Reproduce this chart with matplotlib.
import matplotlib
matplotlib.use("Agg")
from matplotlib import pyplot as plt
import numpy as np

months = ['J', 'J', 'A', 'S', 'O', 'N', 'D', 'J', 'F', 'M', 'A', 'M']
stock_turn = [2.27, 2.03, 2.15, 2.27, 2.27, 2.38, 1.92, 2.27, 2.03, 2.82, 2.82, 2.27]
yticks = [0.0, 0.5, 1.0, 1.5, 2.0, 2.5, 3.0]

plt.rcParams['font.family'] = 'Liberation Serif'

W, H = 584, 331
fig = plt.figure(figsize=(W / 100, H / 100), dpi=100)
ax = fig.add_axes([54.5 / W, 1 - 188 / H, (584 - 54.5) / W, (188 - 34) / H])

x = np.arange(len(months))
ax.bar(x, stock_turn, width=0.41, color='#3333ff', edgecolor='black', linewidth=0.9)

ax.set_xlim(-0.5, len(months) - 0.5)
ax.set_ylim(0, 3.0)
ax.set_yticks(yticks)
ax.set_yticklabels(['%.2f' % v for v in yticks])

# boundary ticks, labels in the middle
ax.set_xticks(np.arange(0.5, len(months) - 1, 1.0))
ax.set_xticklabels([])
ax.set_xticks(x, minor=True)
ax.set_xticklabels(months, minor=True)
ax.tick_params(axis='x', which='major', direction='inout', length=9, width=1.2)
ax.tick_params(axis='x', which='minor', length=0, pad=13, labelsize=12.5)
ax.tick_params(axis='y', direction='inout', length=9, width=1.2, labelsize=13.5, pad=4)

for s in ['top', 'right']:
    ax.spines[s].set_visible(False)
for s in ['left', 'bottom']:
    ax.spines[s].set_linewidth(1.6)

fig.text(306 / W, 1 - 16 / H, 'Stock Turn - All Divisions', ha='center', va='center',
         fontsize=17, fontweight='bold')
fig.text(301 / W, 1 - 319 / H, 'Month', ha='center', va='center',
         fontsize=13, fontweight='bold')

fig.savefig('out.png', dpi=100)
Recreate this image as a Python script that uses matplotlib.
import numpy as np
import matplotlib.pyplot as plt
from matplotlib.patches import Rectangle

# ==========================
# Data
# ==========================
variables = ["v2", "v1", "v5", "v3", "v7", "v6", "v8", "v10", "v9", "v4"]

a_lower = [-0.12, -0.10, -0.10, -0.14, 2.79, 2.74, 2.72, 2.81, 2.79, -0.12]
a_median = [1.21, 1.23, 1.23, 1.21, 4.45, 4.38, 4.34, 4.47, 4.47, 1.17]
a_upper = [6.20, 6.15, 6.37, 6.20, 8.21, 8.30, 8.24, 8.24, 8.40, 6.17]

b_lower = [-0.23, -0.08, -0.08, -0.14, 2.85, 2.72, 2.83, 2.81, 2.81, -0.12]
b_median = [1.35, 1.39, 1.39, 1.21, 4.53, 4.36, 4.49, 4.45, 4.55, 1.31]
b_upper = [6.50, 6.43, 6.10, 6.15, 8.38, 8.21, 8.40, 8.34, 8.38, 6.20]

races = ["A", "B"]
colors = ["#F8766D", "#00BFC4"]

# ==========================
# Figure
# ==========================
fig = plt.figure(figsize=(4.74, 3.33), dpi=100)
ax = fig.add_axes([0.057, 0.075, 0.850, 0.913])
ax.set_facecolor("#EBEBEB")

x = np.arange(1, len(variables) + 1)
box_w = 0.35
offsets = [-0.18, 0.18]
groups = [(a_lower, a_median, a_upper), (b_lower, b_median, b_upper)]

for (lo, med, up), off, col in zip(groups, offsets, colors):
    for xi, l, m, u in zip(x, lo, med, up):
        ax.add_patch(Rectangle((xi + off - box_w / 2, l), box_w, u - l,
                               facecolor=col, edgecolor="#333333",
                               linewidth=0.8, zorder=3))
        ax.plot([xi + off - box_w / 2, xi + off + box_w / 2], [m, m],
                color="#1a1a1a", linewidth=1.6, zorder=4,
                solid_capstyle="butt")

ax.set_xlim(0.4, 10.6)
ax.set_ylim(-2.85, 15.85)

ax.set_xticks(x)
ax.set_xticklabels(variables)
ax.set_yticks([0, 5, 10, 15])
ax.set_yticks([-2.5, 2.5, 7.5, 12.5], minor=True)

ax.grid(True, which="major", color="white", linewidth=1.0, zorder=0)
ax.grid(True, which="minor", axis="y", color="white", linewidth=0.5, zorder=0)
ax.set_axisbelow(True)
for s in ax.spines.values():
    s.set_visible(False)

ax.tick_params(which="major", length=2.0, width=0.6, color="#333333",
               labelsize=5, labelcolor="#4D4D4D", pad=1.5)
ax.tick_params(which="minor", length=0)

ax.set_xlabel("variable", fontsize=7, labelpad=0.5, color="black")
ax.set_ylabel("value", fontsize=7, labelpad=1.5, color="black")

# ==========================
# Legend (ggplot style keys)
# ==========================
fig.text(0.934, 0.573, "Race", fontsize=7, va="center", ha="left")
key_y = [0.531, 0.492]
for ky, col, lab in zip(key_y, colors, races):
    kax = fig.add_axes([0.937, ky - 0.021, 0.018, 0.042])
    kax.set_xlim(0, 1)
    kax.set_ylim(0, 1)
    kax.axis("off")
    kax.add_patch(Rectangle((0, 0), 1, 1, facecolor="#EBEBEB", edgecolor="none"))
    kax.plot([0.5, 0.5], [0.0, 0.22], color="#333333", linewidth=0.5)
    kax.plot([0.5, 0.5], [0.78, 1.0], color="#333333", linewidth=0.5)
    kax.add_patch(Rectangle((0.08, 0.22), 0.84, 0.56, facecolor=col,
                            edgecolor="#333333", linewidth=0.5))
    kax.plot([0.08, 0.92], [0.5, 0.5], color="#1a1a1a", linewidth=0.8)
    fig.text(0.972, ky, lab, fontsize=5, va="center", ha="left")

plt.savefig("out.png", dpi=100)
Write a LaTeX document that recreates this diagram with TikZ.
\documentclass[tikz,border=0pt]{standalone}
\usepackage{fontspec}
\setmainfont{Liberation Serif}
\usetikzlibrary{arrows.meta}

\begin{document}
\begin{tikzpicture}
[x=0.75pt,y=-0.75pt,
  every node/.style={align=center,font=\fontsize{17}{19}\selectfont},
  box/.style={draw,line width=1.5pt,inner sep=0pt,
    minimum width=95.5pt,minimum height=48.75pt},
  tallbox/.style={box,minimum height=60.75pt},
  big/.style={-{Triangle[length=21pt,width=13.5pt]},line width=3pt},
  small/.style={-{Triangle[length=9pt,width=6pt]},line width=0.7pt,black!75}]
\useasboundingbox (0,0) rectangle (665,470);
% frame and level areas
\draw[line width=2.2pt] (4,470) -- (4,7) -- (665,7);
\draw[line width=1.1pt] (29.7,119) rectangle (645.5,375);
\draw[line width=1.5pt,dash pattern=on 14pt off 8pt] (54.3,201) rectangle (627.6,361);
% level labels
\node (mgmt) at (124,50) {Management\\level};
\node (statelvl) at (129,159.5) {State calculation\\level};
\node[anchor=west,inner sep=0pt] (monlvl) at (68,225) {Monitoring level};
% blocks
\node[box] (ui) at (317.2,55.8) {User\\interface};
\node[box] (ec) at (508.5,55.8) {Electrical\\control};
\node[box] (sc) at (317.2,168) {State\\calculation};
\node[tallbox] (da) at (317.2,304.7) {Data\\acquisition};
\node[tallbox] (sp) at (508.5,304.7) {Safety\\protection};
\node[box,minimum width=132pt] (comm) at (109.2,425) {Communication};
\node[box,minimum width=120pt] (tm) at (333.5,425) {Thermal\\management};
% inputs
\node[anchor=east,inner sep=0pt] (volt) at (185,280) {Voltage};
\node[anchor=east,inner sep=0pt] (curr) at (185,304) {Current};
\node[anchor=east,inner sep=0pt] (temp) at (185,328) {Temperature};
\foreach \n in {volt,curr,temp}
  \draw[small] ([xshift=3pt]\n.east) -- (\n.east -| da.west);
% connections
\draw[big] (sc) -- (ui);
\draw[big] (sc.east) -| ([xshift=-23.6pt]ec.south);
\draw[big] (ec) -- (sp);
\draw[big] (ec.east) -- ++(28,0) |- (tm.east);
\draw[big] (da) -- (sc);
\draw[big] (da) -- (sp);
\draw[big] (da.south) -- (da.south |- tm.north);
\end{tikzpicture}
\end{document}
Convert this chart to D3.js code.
•••••
=== WORK REQUIRED ===
Begin at the first line of the records above and quote every line verbatim through the one that contains "yticks = [0.0, 0.5, 1.0, 1.5, 2.0, 2.5, 3.0]".

=== TASK OUTPUT ===
Reproduce this chart with matplotlib.
import matplotlib
matplotlib.use("Agg")
from matplotlib import pyplot as plt
import numpy as np

months = ['J', 'J', 'A', 'S', 'O', 'N', 'D', 'J', 'F', 'M', 'A', 'M']
stock_turn = [2.27, 2.03, 2.15, 2.27, 2.27, 2.38, 1.92, 2.27, 2.03, 2.82, 2.82, 2.27]
yticks = [0.0, 0.5, 1.0, 1.5, 2.0, 2.5, 3.0]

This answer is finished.